** Short exercise **
Starting at the first line of the data, please print exactly those lines through the one that holds "at (5, 332.5);", omitting every picture.

------

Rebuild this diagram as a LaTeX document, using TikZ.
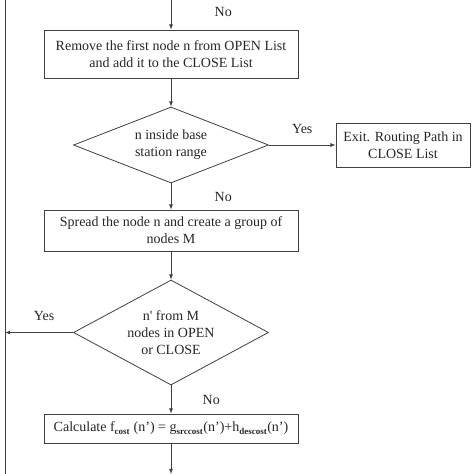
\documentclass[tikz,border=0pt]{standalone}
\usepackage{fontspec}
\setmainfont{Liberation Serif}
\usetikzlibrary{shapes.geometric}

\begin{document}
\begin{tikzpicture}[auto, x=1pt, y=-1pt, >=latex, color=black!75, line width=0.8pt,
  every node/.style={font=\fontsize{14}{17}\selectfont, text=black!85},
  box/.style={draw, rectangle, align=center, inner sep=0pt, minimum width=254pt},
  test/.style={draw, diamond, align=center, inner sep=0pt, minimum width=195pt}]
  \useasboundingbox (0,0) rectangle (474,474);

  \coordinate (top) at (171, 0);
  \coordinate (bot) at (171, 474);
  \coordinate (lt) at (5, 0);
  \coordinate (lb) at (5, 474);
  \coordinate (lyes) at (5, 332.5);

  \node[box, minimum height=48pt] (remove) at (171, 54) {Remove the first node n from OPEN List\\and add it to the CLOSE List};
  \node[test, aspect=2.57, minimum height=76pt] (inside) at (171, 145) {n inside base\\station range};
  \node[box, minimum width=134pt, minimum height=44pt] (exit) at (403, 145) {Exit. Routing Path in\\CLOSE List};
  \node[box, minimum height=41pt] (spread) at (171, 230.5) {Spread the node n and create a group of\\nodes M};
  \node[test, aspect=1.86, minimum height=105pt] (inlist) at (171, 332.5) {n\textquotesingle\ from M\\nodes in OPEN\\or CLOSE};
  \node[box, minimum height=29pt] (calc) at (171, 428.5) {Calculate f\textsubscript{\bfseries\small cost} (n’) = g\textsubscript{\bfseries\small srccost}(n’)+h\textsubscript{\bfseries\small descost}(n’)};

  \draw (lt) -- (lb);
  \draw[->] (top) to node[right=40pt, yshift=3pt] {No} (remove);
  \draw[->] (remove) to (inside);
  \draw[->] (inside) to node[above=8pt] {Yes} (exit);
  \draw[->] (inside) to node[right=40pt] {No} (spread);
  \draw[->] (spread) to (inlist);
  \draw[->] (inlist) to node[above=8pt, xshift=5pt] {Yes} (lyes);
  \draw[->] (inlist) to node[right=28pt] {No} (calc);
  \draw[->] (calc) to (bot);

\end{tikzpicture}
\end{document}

------

** Exercise response **
Rebuild this diagram as a LaTeX document, using TikZ.
\documentclass[tikz,border=0pt]{standalone}
\usepackage{fontspec}
\setmainfont{Liberation Serif}
\usetikzlibrary{shapes.geometric}

\begin{document}
\begin{tikzpicture}[auto, x=1pt, y=-1pt, >=latex, color=black!75, line width=0.8pt,
  every node/.style={font=\fontsize{14}{17}\selectfont, text=black!85},
  box/.style={draw, rectangle, align=center, inner sep=0pt, minimum width=254pt},
  test/.style={draw, diamond, align=center, inner sep=0pt, minimum width=195pt}]
  \useasboundingbox (0,0) rectangle (474,474);

  \coordinate (top) at (171, 0);
  \coordinate (bot) at (171, 474);
  \coordinate (lt) at (5, 0);
  \coordinate (lb) at (5, 474);
  \coordinate (lyes) at (5, 332.5);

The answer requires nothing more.